Why AI Changes the Energy Equation

AI workloads create sustained load rather than intermittent spikes. Power systems designed for traditional enterprise software struggle under continuous demand.

Over time, power availability—not hardware supply—becomes the limiting factor.

Cooling as the First Hard Wall

As compute density increases, heat output rises faster than cooling efficiency improves. Many data centers hit cooling limits before space or budget limits.

Why Sustainability Is an Operational Constraint

Energy pricing, grid capacity, and regulation directly shape deployment decisions, especially as AI hardware energy use increases. Efficient systems are easier to deploy, justify, and scale.

Sustainability is not a moral add-on. It is a scaling requirement.

Cloud vs On-Prem vs Edge AI (Tradeoffs, Not Winners)

Deployment environment determines how AI infrastructure behaves under pressure.

Cloud AI: Flexibility With Unstable Economics

Cloud excels during experimentation and variable demand. At scale, cost predictability becomes difficult.

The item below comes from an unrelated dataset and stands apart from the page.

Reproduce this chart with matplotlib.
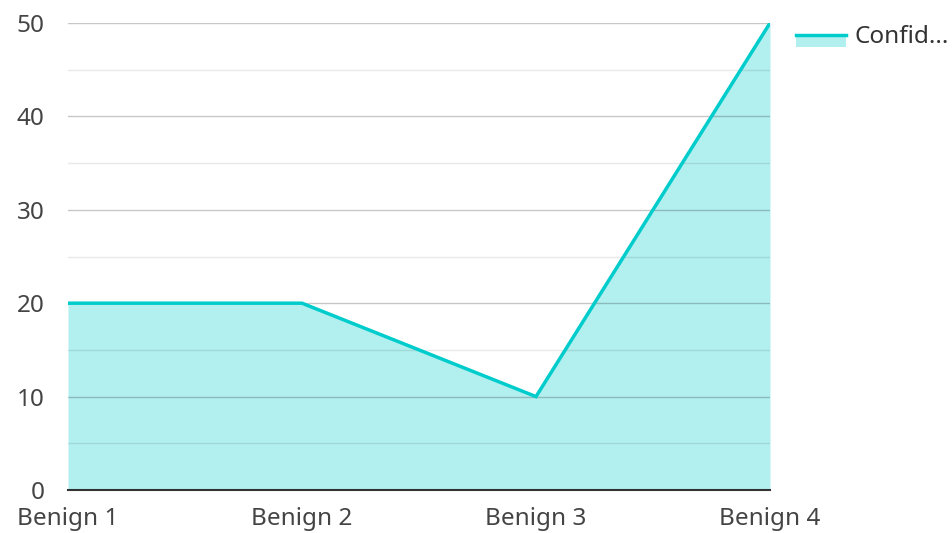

On-Prem AI: Stability With Reduced Agility

On-prem offers control and predictability but requires long planning cycles and accurate forecasts.

Edge AI: Latency Gains, Complexity Costs

Edge reduces latency but increases operational complexity and limits model size.

There is no universal best choice. Context decides.

How Infrastructure Choices Reshape the AI Industry

Infrastructure choices shape competition more than model architecture.

Shifts in the Semiconductor Ecosystem

As memory and energy efficiency become critical, hardware roadmaps shift away from compute alone, reshaping the semiconductor industry.

Infrastructure as Competitive Advantage

Organizations that manage infrastructure well gain durability. Their systems cost less, fail less, and last longer.

Infrastructure rarely makes headlines, but it determines who survives.

Common AI Infrastructure Mistakes

Most failures follow predictable patterns.

Designing for training, not operation
Treating memory as secondary
Ignoring energy until limits are reached
Discovering costs too late
Scaling reactively instead of deliberately

These failures accumulate slowly and surface suddenly.

How AI Infrastructure Fits Into Tech Trends 2026

AI infrastructure is the foundation that allows higher-level trends to exist.

AI agents require predictable latency and cost. Autonomous systems amplify instability. AI-native organizations depend on reliable coordination.

Trends become real only when infrastructure supports them.

Conclusion: Infrastructure Is No Longer Invisible

AI infrastructure has moved from background detail to defining constraint.

The systems that last are not the most impressive in demos. They are designed with limits in mind limits of memory, energy, cost, and coordination.

AI success today is not about hype or prediction.
It is about operating calmly within reality.

FAQs

What is AI infrastructure?

The system that allows AI to operate reliably outside experimentation.

Why does memory matter more than compute?

Because compute waits for data.

Why is inference expensive?

Because it runs continuously and scales with usage.

Can AI be sustainable?

Only if designed within physical and energy limits.

How does infrastructure affect scalability?

It defines cost, reliability, and long-term viability.